How I felt when I heard my mom had cancer: I was scared and worried.
What I did to help: I was only 11 years old when my mother was diagnosed, so there were limits to the emotional support I could give at the time. I did help physically as she had to sleep with me several weeks after surgery during recovery, because I had a bunk bed and it had places for her to hold on to sit up and more easily get out of bed. In general, I was an aid while she recovered in doing things for her that she couldn’t.
A confusing time: Because my mother’s cancer was caught early and removed without any “further issue,” it was confusing to be young and not have time to process what was going on. One day she has cancer (and the thought of her dying is scary), and in the next couple of weeks, she was “cured” physically (whew!! Not dying). And on top of that, it was difficult and confusing to experience distance and unrecognizable behavior from your own mother. I was just too young to understand that the experience left her scarred emotionally…something she did not even know how to deal with.

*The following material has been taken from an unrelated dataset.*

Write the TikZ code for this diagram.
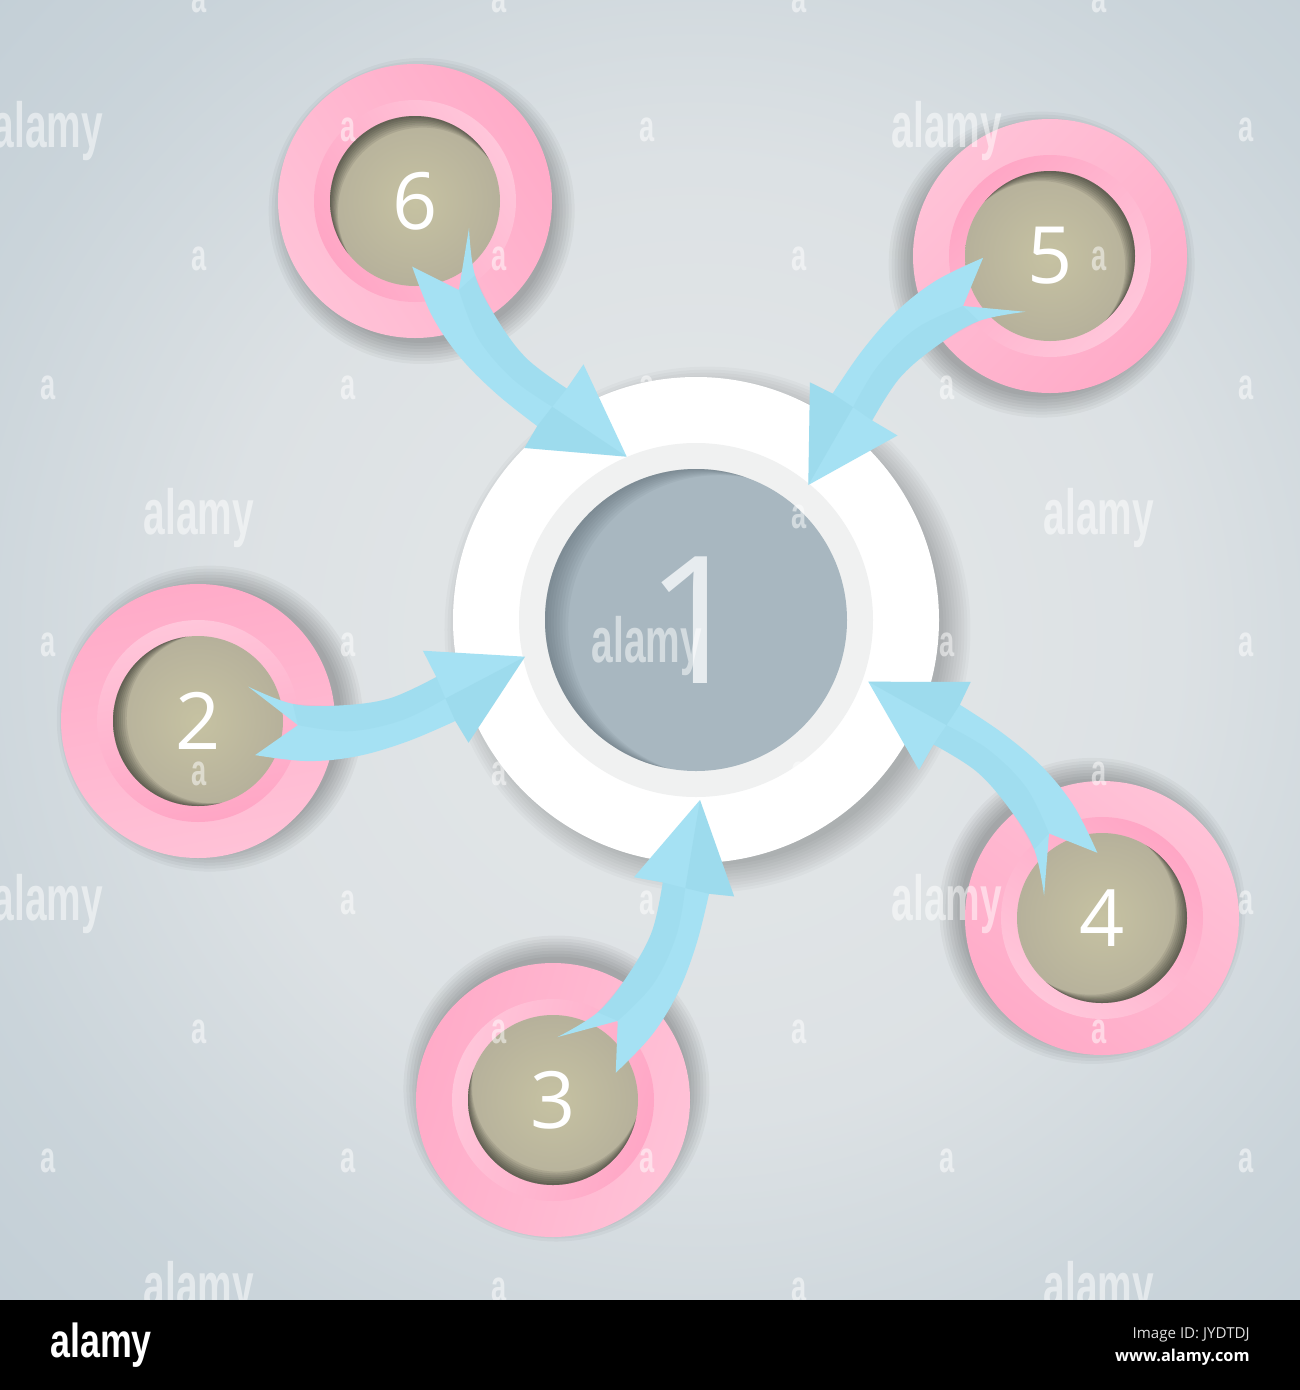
\documentclass[tikz,border=0pt]{standalone}
\usepackage{fontspec}
\setmainfont{Open Sans}
\newfontfamily\wmfont{Liberation Sans}
\usetikzlibrary{calc}
\definecolor{bgA}{HTML}{E5E8E9}
\definecolor{bgB}{HTML}{DCE1E4}
\definecolor{bgC}{HTML}{CAD4DA}
\definecolor{bgD}{HTML}{BDCAD3}
\definecolor{bgE}{HTML}{B4C4CE}
\definecolor{pinkOutL}{HTML}{FFC2D7}
\definecolor{pinkOutD}{HTML}{FFABC8}
\definecolor{pinkInL}{HTML}{FFC6DA}
\definecolor{pinkInD}{HTML}{FFA6C5}
\definecolor{brA}{HTML}{C6C2A2}
\definecolor{brB}{HTML}{B8B39C}
\definecolor{brC}{HTML}{A7A292}
\definecolor{arrowcol}{HTML}{A5E1F3}
\definecolor{arrowdk}{HTML}{7FC3D6}
\definecolor{ringgray}{HTML}{F0F1F1}
\definecolor{discgray}{HTML}{A8B7C0}
\definecolor{discdark}{HTML}{4F5D66}
\definecolor{onecol}{HTML}{E7ECEF}
\pgfdeclareradialshading{bgshade}{\pgfpointorigin}{color(0bp)=(bgA); color(8bp)=(bgB); color(13bp)=(bgC); color(19bp)=(bgD); color(28bp)=(bgE); color(50bp)=(bgE)}
\pgfdeclareradialshading{brownshade}{\pgfpointorigin}{color(0bp)=(brA); color(22bp)=(brB); color(44bp)=(brC); color(50bp)=(brC)}
\tikzset{
  arrowfill/.style={fill=arrowcol},
  digit/.style={text=white, inner sep=0pt, font=\fontsize{45}{45}\selectfont},
  wmsmall/.style={text=white, text opacity=0.5, inner sep=0pt, xscale=0.62, font=\wmfont\bfseries\fontsize{25}{25}\selectfont},
  wmbig/.style={text=white, text opacity=0.5, inner sep=0pt, anchor=base, xscale=0.61, font=\wmfont\bfseries\fontsize{36.3}{36.3}\selectfont}
}
% pink numbered disc: #1 centre name, #2 angle towards the central disc, #3 digit
\newcommand\pinkdisc[3]{%
  \foreach \k in {0,...,7}{\fill[black,opacity=0.035] ($(#1)+(#2:0.24cm)$) circle ({132+3*\k});}
  \shade[left color=pinkOutD, right color=pinkOutL, shading angle=#2] (#1) circle (137);
  \shade[left color=pinkInL, right color=pinkInD, shading angle=#2] (#1) circle (101);
  \shade[shading=brownshade] (#1) circle (85);
  \begin{scope}
    \clip (#1) circle (85);
    \foreach \k in {1,...,7}{\fill[black,opacity=0.08,even odd rule] (#1) circle (95) ($(#1)+(#2:{\k*0.04cm})$) circle (85);}
  \end{scope}
  \node[digit] (n#3) at (#1) {#3};
}
% curved ribbon arrow from tail coordinate #1 to tip coordinate #2
\newcommand\ribbon[2]{%
  \pgfpointdiff{\pgfpointanchor{#1}{center}}{\pgfpointanchor{#2}{center}}%
  \pgfgetlastxy{\rvx}{\rvy}%
  \pgfmathsetmacro\ra{\rvx/100}%
  \pgfmathsetmacro\rb{\rvy/100}%
  \pgfmathsetmacro\rc{-\rvy/100}%
  \begin{scope}[cm={\ra,\rb,\rc,\ra,(#1)}, x=1pt, y=1pt]
    \fill[arrowfill] (1.6,12.2) -- plot[smooth,tension=0.6] coordinates {(1.6,12.2) (15.6,2.6) (31.8,-1.8) (49.7,-3.4) (67.6,0.2)}
      -- (65.1,10.4) -- (100,0) -- (73.4,-25.2) -- (70.6,-16.6)
      -- plot[smooth,tension=0.6] coordinates {(70.6,-16.6) (52.2,-19.8) (33.6,-20.8) (15.9,-18.4) (-1.6,-12.1)}
      -- (15.7,-5.2) -- cycle;
    \fill[arrowdk,opacity=0.2] (100,0) -- (73.4,-25.2) -- (70.6,-16.6) -- (69,-8) -- cycle;
    \fill[arrowdk,opacity=0.12] (15.7,-5.2) -- plot[smooth,tension=0.6] coordinates {(15.7,-5.2) (33,-11.5) (52,-12) (69,-8)}
      -- (67.6,0.2) -- plot[smooth,tension=0.6] coordinates {(67.6,0.2) (49.7,-3.4) (31.8,-1.8) (15.6,2.6)} -- cycle;
  \end{scope}}
\begin{document}
\begin{tikzpicture}[x=0.02cm, y=-0.02cm]
\useasboundingbox (0,0) rectangle (1300,1390);
% background
\coordinate (bgc) at (696,640);
\begin{scope}
  \clip (0,0) rectangle (1300,1300);
  \shade[shading=bgshade] (bgc) circle (1500);
\end{scope}
% central disc
\coordinate (c1) at (696,620);
\foreach \k in {0,...,9}{\fill[black,opacity=0.025] ($(c1)+(-40:0.3cm)$) circle ({236+3*\k});}
\fill[white] (c1) circle (243);
\fill[ringgray] (c1) circle (177);
\fill[discgray] (c1) circle (151);
\begin{scope}
  \clip (c1) circle (151);
  \foreach \k in {1,...,8}{\fill[discdark,opacity=0.07,even odd rule] (c1) circle (165) ($(c1)+(-15:{\k*0.06cm})$) circle (151);}
\end{scope}
\node[inner sep=0pt, text=onecol, font=\fontsize{101}{101}\selectfont] (n1) at (c1) {1};
% satellite discs
\coordinate (c6) at (415,201);
\coordinate (c5) at (1050,256);
\coordinate (c2) at (198,721);
\coordinate (c3) at (553,1100);
\coordinate (c4) at (1102,918);
\pinkdisc{c6}{-56.2}{6}
\pinkdisc{c5}{-134.2}{5}
\pinkdisc{c2}{11.5}{2}
\pinkdisc{c3}{73.3}{3}
\pinkdisc{c4}{143.7}{4}
% arrows
\coordinate (t2) at (251.7,721);   \coordinate (h2) at (525,656.7);
\coordinate (t6) at (440.5,247.5); \coordinate (h6) at (626.7,456.7);
\coordinate (t5) at (1004.2,284.7);\coordinate (h5) at (808.3,485);
\coordinate (t4) at (1070.8,874.2);\coordinate (h4) at (868.3,681.7);
\coordinate (t3) at (586.7,1055);  \coordinate (h3) at (700,800);
\ribbon{t2}{h2}
\ribbon{t6}{h6}
\ribbon{t5}{h5}
\ribbon{t4}{h4}
\ribbon{t3}{h3}
% watermarks
\foreach \x/\y [count=\i] in {199/1,499/1,799/1,1099/1,
  348/130,647/130,1246/130,
  199/259,499/259,799/259,1099/259,
  48/388,348/388,647/388,947/388,1246/388,
  499/517,799/517,
  48/645,348/645,947/645,1246/645,
  199/774,499/774,799/774,1099/774,
  348/903,647/903,1246/903,
  199/1032,499/1032,799/1032,1099/1032,
  48/1161,348/1161,647/1161,947/1161,1246/1161,
  499/1290,799/1290}
  {\node[wmsmall] (wa\i) at (\x,\y) {a};}
\foreach \x/\y [count=\i] in {48/130,947/130,199/517,1099/517,647/645,48/903,947/903,199/1290,1099/1290}
  {\node[wmbig] (wb\i) at (\x,\y+17.5) {alamy};}
% bottom band
\fill[black] (0,1300) rectangle (1300,1390);
\node[anchor=base west, inner sep=0pt, text=white, xscale=0.75, font=\wmfont\bfseries\fontsize{27.2}{27.2}\selectfont] (logo) at (50,1357) {alamy};
\node[anchor=base east, inner sep=0pt, text=black!12, font=\fontsize{8.6}{8.6}\selectfont] (imgid) at (1250,1338) {Image ID: JYDTDJ};
\node[anchor=base east, inner sep=0pt, text=white, font=\bfseries\fontsize{9.3}{9.3}\selectfont] (www) at (1250,1361) {www.alamy.com};
\end{tikzpicture}
\end{document}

My advice for others: With love and understanding trying, it is important to help your loved one understand the fact that cancer can make you both physically and emotionally sick. It is important to treat the emotional affects as fervently as the physical.
What I learned during this time: I learned that my mom felt scared and alone and spent many years trying to manage the best way she knew how. I also learned that these and other types of adversities do not define you – they grow and stretch you.